• [PROBLEM TO SOLVE]:
With pictures left out, extract every line between the start of the records below and the line holding "import matplotlib.pyplot as plt", inclusive.

# START OF DATA SUPPLIED

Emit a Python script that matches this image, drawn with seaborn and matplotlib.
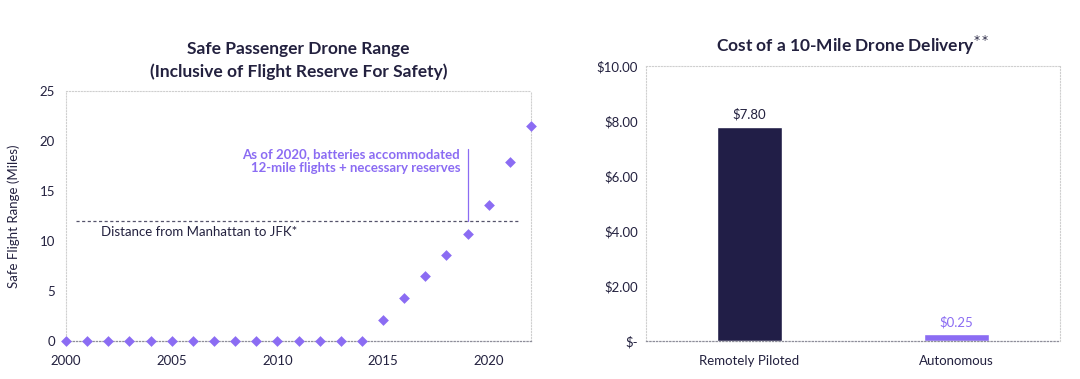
import numpy as np
import pandas as pd
import seaborn as sns
import matplotlib.pyplot as plt

# left chart data
years = list(range(2000, 2023))
safe_range = [0, 0, 0, 0, 0, 0, 0, 0, 0, 0, 0, 0, 0, 0, 0,
              2.15, 4.3, 6.5, 8.6, 10.7, 13.6, 17.9, 21.5]
jfk_distance = 12
yticks_left = [0, 5, 10, 15, 20, 25]
xticks_left = [2000, 2005, 2010, 2015, 2020]

# right chart data
delivery_types = ["Remotely Piloted", "Autonomous"]
delivery_cost = [7.80, 0.25]
cost_labels = ["$7.80", "$0.25"]
yticks_right = [0, 2, 4, 6, 8, 10]
ytick_labels_right = ["$-", "$2.00", "$4.00", "$6.00", "$8.00", "$10.00"]

dark = "#23213f"
purple = "#8b6cf3"
navy = "#211e47"

sns.set_theme(style="white")
plt.rcParams['font.family'] = ['Lato', 'DejaVu Sans']

fig = plt.figure(figsize=(10.8, 3.79), dpi=100)
ax1 = fig.add_axes([66/1080, 38/379, 465/1080, 250/379])
ax2 = fig.add_axes([646/1080, 38/379, 414/1080, 275/379])

df1 = pd.DataFrame({"year": years, "range": safe_range})
sns.scatterplot(data=df1, x="year", y="range", marker="D", s=30, color=purple,
                edgecolor=purple, linewidth=0, ax=ax1, clip_on=False, zorder=3)

ax1.plot([2000.45, 2021.5], [jfk_distance, jfk_distance], ls=(0, (2.5, 2)),
         color="#55536b", lw=0.9)
ax1.plot([2019, 2019], [jfk_distance, 19.2], color=purple, lw=0.9)
ax1.text(2001.65, 10.85, "Distance from Manhattan to JFK*", color=dark,
         fontsize=9.5, va="center", ha="left")
ax1.text(2018.65, 18.0, "As of 2020, batteries accommodated\n12-mile flights + necessary reserves",
         color=purple, fontsize=9.5, fontweight="bold", va="center", ha="right",
         linespacing=1.25)

ax1.set_xlim(2000, 2022)
ax1.set_ylim(0, 25)
ax1.set_xticks(xticks_left)
ax1.set_yticks(yticks_left)
ax1.set_xlabel("")
ax1.set_ylabel("Safe Flight Range (Miles)", color=dark, fontsize=9.5, labelpad=14)
ax1.set_title("Safe Passenger Drone Range\n(Inclusive of Flight Reserve For Safety)",
              color=dark, fontsize=12.5, fontweight="bold", linespacing=1.5, pad=10)

df2 = pd.DataFrame({"type": delivery_types, "cost": delivery_cost})
sns.barplot(data=df2, x="type", y="cost", hue="type", palette=[navy, purple],
            width=0.313, legend=False, ax=ax2, saturation=1)
for i, (c, lab) in enumerate(zip(delivery_cost, cost_labels)):
    ax2.text(i, c + 0.22, lab, ha="center", va="bottom", fontsize=9.5,
             color=dark if i == 0 else purple)
ax2.set_xlim(-0.5, 1.5)
ax2.set_ylim(0, 10)
ax2.set_yticks(yticks_right)
ax2.set_yticklabels(ytick_labels_right)
ax2.set_xlabel("")
ax2.set_ylabel("")
ax2.set_title("Cost of a 10-Mile Drone Delivery$^{**}$", color=dark, fontsize=12.5,
              fontweight="bold", pad=10)

for ax in (ax1, ax2):
    for side in ("top", "right", "left"):
        ax.spines[side].set_visible(True)
        ax.spines[side].set_color("#cfcfcf")
        ax.spines[side].set_linestyle(":")
        ax.spines[side].set_linewidth(0.8)
    ax.spines["bottom"].set_color("#8e8e9a")
    ax.spines["bottom"].set_linestyle(":")
    ax.spines["bottom"].set_linewidth(0.9)
    ax.tick_params(colors=dark, labelsize=9.5, length=0, pad=6)
ax1.tick_params(axis="y", length=3, color="#cfcfcf", width=0.6, pad=5)
ax1.tick_params(axis="x", length=3, color="#cfcfcf", width=0.6, pad=7)
ax2.tick_params(axis="x", pad=10)

fig.savefig("out.png", dpi=100)
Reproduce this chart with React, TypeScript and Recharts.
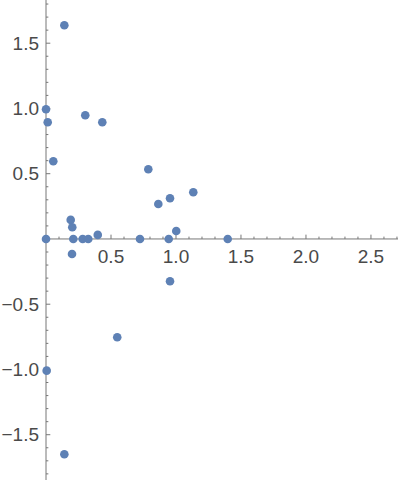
import { ScatterChart, Scatter, XAxis, YAxis, ReferenceLine, ReferenceDot } from 'recharts';

// point coordinates
const xValues = [0.141, 0, 0.013, 0.302, 0.433, 0.056, 0.787, 0.864, 0.954, 1.133, 0.19, 0.202, 0, 0.21, 0.282, 0.325, 0.398, 0.723, 0.944, 1.002, 1.398, 0.2, 0.954, 0.548, 0.005, 0.141];
const yValues = [1.637, 0.994, 0.894, 0.948, 0.894, 0.595, 0.534, 0.268, 0.312, 0.358, 0.146, 0.09, 0, 0, 0, 0, 0.031, 0, 0, 0.061, 0, -0.115, -0.324, -0.753, -1.009, -1.65];

const xTicks = [0.5, 1.0, 1.5, 2.0, 2.5];
const xTickLabels = ['0.5', '1.0', '1.5', '2.0', '2.5'];
const yTicks = [-1.5, -1.0, -0.5, 0.5, 1.0, 1.5];
const yTickLabels = ['\u22121.5', '\u22121.0', '\u22120.5', '0.5', '1.0', '1.5'];

const xDomain = [-0.354, 2.708];
const yDomain = [-1.847, 1.831];

const data = xValues.map((x, i) => ({ x, y: yValues[i] }));

// minor ticks every 0.1
function minorTicks(from: number, to: number, majors: number[]) {
  const out: number[] = [];
  for (let k = Math.round(from * 10); k <= Math.round(to * 10); k++) {
    const v = k / 10;
    if (v === 0 || majors.some((m) => Math.abs(m - v) < 1e-9)) continue;
    out.push(v);
  }
  return out;
}

const xMinor = minorTicks(0.1, 2.7, xTicks);
const yMinor = minorTicks(-1.8, 1.8, yTicks);

const axisColor = '#777';
const labelStyle = { fill: '#4a4a4a', fontSize: 19, fontFamily: 'Liberation Sans, Arial, sans-serif' };
const dotColor = '#5E81B5';

export default function App() {
  return (
    <div style={{ position: 'absolute', left: 0, top: 0 }}>
      <ScatterChart width={398} height={480} margin={{ top: 0, right: 0, bottom: 0, left: 0 }}>
        <XAxis type="number" dataKey="x" domain={xDomain} allowDataOverflow hide />
        <YAxis type="number" dataKey="y" domain={yDomain} allowDataOverflow hide />

        <ReferenceLine x={0} stroke={axisColor} strokeWidth={1} />
        <ReferenceLine segment={[{ x: 0, y: 0 }, { x: xDomain[1], y: 0 }]} stroke={axisColor} strokeWidth={1} />

        {xTicks.map((v) => (
          <ReferenceLine key={'xM' + v} segment={[{ x: v, y: 0 }, { x: v, y: 0.033 }]} stroke={axisColor} />
        ))}
        {xMinor.map((v) => (
          <ReferenceLine key={'xm' + v} segment={[{ x: v, y: 0 }, { x: v, y: 0.018 }]} stroke={axisColor} />
        ))}
        {yTicks.map((v) => (
          <ReferenceLine key={'yM' + v} segment={[{ x: 0, y: v }, { x: 0.033, y: v }]} stroke={axisColor} />
        ))}
        {yMinor.map((v) => (
          <ReferenceLine key={'ym' + v} segment={[{ x: 0, y: v }, { x: 0.018, y: v }]} stroke={axisColor} />
        ))}

        {xTicks.map((v, i) => (
          <ReferenceDot key={'xl' + v} x={v} y={0} r={0} fill="none" stroke="none"
            label={{ value: xTickLabels[i], position: 'bottom', offset: 11, ...labelStyle }} />
        ))}
        {yTicks.map((v, i) => (
          <ReferenceDot key={'yl' + v} x={0} y={v} r={0} fill="none" stroke="none"
            label={{ value: yTickLabels[i], position: 'left', offset: 7, ...labelStyle }} />
        ))}

        <Scatter
          data={data}
          isAnimationActive={false}
          shape={(p: any) => <circle cx={p.cx} cy={p.cy} r={4.3} fill={dotColor} />}
        />
      </ScatterChart>
    </div>
  );
}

# END OF DATA SUPPLIED

• [RESPONSE]:
Emit a Python script that matches this image, drawn with seaborn and matplotlib.
import numpy as np
import pandas as pd
import seaborn as sns
import matplotlib.pyplot as plt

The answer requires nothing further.